Start of DATA EXCERPTS

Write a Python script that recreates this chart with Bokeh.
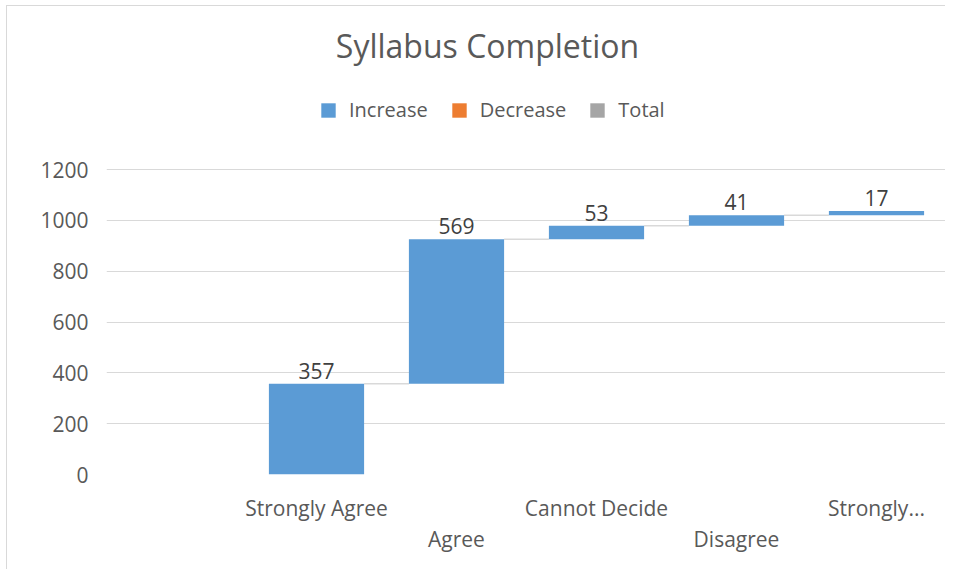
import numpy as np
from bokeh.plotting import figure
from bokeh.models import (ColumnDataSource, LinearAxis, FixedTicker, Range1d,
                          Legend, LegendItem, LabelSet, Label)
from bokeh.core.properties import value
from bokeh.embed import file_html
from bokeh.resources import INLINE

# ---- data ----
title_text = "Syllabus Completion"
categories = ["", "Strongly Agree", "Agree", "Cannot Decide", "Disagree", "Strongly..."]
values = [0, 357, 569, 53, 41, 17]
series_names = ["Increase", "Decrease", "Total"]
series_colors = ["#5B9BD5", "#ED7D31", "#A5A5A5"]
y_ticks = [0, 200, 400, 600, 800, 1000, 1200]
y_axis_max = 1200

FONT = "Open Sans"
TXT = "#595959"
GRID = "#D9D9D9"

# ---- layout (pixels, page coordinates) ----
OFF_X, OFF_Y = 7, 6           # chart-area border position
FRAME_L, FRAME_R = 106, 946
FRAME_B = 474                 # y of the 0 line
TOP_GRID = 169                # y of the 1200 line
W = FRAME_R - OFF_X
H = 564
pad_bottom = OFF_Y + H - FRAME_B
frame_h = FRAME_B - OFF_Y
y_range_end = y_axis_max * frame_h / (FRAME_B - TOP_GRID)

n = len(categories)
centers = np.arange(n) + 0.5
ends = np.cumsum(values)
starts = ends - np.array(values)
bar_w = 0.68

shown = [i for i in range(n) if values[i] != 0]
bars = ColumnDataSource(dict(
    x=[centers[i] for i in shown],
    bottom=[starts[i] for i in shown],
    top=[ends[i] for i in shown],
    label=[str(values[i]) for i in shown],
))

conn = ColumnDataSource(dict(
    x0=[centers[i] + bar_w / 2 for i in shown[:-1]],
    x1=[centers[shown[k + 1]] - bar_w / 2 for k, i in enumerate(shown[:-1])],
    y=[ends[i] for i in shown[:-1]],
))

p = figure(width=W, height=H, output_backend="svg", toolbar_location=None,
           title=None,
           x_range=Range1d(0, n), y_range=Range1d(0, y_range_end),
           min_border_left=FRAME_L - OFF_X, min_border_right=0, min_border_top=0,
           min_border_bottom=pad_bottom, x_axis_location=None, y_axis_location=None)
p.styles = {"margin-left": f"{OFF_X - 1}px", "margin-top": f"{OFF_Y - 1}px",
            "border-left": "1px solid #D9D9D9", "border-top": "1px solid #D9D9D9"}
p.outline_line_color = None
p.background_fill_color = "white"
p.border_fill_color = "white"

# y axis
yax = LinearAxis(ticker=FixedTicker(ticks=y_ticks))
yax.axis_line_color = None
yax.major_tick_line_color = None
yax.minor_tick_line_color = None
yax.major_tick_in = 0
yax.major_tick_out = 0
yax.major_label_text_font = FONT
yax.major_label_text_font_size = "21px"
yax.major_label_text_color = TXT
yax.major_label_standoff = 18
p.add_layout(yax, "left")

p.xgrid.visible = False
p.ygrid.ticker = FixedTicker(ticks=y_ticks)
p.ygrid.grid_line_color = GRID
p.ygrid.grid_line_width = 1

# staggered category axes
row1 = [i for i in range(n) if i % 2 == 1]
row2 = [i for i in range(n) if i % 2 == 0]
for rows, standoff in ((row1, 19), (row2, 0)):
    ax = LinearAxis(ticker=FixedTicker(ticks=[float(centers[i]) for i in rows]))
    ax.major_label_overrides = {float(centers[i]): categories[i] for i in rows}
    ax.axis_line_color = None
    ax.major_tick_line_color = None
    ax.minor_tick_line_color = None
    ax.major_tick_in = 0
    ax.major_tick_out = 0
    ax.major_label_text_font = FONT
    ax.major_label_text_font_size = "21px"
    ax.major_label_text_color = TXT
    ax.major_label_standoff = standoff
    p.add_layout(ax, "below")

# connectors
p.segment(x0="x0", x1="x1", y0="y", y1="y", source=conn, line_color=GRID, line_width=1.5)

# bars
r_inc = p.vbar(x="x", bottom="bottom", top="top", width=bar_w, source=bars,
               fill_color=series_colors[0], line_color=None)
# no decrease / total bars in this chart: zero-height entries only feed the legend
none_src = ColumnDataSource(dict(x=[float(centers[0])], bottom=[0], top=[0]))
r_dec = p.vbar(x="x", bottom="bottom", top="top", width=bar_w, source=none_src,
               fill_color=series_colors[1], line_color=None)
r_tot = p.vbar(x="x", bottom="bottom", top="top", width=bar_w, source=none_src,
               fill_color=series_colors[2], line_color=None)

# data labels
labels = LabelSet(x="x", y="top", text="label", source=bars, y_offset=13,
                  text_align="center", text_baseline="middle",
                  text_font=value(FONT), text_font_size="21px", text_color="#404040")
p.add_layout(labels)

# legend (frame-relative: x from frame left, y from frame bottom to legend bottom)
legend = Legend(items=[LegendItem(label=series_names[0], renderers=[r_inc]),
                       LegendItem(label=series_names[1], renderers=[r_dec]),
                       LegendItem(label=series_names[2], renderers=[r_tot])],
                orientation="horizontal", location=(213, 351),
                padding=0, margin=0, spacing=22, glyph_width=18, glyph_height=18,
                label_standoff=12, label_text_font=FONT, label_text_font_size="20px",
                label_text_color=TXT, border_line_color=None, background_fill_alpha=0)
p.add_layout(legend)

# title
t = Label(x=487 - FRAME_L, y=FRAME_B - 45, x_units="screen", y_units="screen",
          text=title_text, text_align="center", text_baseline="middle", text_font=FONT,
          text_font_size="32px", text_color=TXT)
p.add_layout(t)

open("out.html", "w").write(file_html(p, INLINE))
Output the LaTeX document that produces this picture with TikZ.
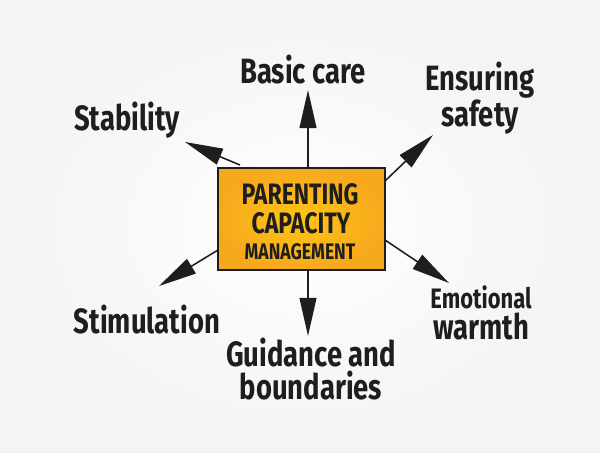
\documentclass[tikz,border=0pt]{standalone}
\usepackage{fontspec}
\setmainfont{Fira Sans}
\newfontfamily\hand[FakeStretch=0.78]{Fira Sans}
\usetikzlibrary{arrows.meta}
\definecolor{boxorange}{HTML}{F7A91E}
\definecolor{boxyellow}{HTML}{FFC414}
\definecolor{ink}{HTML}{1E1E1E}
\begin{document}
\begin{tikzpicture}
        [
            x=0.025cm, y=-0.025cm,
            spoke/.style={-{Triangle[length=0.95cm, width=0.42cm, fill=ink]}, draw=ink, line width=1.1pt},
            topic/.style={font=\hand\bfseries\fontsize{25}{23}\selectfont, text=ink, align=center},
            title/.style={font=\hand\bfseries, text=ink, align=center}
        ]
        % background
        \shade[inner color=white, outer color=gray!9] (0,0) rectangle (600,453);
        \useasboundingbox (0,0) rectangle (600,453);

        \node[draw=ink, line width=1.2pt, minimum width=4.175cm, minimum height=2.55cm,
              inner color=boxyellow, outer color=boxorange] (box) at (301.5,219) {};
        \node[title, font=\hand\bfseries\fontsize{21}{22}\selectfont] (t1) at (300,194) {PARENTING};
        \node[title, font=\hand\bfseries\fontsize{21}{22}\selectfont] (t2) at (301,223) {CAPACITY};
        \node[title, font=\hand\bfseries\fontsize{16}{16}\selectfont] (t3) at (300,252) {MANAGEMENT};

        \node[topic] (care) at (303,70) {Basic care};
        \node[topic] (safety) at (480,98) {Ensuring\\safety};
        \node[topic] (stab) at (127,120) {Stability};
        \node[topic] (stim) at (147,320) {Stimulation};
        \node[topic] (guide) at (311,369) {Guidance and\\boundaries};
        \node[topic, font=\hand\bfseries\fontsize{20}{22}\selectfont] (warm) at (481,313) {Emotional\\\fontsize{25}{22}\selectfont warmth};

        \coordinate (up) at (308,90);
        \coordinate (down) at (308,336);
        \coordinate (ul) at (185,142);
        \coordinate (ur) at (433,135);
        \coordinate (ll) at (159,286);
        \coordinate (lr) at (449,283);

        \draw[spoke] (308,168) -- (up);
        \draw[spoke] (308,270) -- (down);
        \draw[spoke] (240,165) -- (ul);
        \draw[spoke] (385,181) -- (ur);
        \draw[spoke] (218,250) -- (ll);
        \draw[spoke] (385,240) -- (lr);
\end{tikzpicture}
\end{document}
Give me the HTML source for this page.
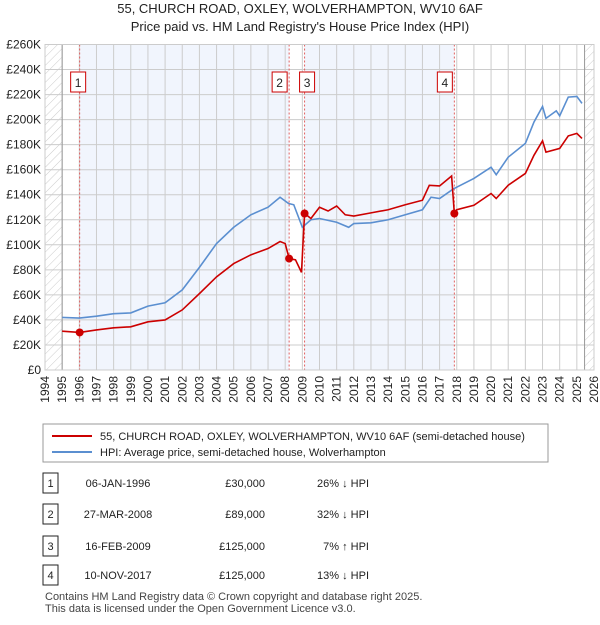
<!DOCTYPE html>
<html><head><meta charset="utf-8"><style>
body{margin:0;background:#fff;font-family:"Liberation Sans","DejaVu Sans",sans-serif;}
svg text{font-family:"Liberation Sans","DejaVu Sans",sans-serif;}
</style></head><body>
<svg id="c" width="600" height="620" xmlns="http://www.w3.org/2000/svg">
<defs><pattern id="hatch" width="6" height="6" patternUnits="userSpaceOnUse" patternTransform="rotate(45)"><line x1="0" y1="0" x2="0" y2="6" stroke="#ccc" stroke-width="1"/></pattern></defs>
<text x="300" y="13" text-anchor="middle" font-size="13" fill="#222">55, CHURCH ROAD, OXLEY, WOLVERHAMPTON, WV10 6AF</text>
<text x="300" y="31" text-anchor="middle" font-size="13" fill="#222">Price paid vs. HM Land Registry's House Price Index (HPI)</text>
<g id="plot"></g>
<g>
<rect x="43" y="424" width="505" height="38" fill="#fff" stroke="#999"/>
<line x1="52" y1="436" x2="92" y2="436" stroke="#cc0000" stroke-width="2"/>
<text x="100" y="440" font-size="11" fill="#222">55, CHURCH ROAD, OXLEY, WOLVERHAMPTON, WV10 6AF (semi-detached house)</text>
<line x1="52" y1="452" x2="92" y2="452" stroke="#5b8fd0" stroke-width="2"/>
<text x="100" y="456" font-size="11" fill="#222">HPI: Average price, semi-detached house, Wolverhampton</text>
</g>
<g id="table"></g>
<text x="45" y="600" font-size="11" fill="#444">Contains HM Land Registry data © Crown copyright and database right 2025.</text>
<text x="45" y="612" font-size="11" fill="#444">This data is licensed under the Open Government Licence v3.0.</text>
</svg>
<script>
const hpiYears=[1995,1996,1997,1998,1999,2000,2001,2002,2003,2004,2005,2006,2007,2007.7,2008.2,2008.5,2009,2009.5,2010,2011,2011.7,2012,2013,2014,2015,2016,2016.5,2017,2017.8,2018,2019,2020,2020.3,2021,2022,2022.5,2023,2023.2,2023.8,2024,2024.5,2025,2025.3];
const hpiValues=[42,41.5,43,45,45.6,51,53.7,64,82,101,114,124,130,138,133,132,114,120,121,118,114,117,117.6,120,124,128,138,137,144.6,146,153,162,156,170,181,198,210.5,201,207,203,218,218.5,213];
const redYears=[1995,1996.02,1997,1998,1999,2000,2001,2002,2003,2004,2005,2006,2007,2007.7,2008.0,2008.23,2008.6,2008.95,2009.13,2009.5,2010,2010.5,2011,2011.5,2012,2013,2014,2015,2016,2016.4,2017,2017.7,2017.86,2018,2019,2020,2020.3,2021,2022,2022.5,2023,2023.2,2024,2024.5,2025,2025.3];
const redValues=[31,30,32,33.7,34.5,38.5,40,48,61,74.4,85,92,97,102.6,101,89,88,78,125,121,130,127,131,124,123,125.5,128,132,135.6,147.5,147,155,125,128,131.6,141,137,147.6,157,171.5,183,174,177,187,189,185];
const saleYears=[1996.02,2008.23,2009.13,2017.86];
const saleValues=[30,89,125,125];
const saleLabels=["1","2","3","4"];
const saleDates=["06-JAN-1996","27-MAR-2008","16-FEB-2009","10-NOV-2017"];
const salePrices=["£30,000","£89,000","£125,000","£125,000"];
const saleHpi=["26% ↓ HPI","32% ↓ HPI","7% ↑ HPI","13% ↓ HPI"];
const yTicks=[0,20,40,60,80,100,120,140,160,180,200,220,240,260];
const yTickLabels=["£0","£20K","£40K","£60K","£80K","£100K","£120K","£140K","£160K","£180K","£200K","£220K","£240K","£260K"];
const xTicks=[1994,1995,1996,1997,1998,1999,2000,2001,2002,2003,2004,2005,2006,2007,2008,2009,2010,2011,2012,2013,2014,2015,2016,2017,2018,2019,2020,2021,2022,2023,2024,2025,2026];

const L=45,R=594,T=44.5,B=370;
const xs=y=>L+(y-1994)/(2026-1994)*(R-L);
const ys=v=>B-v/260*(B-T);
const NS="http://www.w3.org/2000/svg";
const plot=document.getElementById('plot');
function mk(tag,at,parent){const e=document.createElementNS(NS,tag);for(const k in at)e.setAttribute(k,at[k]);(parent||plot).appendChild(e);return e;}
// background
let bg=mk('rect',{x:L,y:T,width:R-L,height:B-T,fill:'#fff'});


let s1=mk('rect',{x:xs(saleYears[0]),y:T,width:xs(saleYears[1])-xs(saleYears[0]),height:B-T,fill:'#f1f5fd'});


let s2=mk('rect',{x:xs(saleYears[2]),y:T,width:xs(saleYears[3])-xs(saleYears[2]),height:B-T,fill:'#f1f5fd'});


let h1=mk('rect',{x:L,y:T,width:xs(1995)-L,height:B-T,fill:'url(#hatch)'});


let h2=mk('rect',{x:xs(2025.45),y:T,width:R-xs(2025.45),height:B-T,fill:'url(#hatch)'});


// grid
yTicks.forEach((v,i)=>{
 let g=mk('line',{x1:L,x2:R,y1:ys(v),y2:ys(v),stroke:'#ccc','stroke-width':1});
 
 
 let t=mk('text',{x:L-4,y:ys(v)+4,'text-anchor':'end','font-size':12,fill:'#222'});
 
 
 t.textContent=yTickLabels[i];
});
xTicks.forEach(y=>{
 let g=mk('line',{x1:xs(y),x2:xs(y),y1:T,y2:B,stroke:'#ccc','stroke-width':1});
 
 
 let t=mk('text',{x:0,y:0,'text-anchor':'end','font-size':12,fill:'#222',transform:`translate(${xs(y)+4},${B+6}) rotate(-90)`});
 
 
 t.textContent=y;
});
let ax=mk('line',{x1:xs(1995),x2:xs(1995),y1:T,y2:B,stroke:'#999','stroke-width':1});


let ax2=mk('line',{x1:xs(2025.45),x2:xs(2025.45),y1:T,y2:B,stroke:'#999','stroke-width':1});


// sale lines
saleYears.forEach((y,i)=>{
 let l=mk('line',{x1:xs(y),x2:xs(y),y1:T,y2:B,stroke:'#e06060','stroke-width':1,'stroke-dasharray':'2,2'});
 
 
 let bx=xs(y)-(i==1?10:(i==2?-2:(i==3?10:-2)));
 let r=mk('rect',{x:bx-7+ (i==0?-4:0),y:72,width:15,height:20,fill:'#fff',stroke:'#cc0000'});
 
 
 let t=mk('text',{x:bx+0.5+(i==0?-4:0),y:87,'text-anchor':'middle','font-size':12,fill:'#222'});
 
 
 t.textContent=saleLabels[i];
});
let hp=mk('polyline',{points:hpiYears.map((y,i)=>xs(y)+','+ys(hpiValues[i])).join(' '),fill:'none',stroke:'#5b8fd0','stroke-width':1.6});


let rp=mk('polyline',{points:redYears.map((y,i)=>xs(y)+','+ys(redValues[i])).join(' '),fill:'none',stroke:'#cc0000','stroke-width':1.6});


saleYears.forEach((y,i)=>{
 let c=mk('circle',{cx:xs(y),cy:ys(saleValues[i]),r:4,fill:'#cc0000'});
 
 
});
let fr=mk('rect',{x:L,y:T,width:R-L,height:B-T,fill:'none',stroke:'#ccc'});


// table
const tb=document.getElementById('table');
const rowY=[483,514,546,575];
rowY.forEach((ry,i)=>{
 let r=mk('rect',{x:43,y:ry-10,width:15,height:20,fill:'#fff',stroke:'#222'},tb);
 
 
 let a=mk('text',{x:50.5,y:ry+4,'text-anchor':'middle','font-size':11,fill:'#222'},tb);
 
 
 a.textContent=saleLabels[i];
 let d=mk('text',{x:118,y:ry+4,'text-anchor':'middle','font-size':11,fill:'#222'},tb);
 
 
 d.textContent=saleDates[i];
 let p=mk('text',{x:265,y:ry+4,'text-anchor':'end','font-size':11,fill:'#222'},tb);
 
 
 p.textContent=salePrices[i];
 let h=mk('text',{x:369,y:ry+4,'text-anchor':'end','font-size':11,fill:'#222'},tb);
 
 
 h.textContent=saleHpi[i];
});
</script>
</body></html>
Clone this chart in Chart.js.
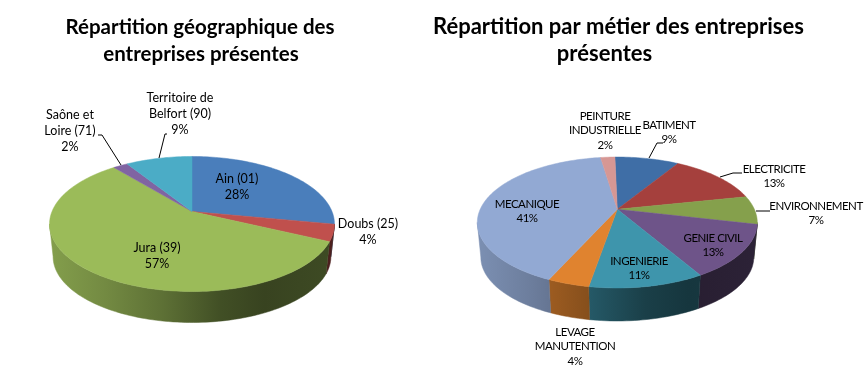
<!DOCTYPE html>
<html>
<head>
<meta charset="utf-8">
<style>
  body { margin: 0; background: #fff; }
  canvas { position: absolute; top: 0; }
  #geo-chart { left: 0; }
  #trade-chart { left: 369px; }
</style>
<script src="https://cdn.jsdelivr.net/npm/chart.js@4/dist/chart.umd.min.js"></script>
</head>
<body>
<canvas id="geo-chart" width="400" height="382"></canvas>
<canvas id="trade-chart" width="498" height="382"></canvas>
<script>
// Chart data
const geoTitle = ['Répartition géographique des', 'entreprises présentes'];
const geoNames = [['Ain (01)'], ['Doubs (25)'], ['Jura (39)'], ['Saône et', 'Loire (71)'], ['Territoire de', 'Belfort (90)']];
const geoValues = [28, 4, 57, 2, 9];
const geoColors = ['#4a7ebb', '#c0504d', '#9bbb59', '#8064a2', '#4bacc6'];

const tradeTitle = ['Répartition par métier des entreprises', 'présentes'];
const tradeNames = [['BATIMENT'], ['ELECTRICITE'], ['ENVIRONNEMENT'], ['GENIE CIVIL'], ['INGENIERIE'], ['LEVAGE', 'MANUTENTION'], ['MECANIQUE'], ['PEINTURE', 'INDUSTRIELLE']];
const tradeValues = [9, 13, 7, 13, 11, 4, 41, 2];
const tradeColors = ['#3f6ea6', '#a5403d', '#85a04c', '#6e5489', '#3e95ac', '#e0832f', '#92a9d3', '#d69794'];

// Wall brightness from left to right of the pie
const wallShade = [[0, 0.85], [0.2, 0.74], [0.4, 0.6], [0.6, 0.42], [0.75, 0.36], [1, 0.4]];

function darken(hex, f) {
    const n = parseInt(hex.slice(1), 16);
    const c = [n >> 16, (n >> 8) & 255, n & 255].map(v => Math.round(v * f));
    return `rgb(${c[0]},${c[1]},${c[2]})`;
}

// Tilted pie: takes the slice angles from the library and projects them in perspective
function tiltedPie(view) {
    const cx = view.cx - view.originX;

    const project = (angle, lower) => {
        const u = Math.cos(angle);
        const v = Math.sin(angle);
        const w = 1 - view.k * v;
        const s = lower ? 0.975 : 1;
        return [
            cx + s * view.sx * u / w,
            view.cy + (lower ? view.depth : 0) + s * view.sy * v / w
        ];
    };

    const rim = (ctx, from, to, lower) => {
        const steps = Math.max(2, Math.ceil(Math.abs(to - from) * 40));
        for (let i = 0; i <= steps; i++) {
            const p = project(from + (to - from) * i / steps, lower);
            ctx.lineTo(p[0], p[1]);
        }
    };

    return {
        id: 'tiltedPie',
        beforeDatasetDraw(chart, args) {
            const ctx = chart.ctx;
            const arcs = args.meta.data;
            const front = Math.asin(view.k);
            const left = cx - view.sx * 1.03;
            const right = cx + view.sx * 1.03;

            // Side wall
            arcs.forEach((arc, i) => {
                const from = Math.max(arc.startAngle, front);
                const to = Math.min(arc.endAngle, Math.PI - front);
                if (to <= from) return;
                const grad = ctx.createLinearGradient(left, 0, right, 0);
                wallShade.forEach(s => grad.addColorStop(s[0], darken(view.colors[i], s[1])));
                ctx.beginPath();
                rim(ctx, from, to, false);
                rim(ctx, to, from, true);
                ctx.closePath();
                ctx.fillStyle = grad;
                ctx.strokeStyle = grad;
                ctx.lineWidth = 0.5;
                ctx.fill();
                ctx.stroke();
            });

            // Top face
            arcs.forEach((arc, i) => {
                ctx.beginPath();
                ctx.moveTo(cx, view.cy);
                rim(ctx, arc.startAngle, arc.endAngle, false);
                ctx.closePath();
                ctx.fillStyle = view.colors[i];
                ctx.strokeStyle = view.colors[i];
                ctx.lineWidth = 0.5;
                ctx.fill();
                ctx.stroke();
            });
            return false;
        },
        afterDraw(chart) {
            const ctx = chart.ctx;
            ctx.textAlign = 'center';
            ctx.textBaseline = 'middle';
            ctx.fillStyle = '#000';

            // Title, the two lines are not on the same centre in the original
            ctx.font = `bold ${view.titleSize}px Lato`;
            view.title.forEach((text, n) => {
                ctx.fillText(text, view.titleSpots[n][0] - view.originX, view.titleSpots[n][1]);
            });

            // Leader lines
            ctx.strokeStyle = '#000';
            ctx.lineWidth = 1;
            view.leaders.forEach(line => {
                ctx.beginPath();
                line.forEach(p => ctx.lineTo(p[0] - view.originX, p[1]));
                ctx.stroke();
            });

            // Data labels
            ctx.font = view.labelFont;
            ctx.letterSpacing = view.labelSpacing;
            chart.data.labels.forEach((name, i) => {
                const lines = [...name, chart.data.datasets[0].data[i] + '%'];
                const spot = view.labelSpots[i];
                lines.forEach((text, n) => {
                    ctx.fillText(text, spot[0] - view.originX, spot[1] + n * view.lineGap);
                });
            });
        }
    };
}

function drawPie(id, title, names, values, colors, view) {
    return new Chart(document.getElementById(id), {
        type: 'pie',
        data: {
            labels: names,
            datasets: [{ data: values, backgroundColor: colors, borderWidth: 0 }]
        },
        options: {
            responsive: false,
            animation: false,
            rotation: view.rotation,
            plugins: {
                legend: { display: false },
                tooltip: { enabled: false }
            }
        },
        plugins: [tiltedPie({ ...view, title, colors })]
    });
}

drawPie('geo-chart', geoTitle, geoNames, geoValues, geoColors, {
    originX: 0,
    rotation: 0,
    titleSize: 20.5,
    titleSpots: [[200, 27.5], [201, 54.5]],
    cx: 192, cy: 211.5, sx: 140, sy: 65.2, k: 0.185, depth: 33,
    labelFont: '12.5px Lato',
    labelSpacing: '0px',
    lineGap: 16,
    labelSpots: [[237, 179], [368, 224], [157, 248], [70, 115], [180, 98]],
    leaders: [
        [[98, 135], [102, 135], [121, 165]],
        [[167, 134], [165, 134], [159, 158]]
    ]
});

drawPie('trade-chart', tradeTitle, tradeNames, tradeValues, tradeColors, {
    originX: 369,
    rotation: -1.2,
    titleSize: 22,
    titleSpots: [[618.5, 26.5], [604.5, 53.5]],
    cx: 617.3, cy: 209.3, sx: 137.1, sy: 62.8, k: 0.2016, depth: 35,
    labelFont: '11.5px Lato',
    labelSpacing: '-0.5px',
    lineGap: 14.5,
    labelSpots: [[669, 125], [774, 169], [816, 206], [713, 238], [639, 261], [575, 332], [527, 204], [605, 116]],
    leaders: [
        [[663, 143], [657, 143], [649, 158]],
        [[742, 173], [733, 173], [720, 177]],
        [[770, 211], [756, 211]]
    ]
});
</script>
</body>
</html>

End of DATA EXCERPTS

▸ WORK TO COMPLETE: Using the material above, work out how many lines contain the string "page". Give that number alone.

▸ COMPLETED TASK: 2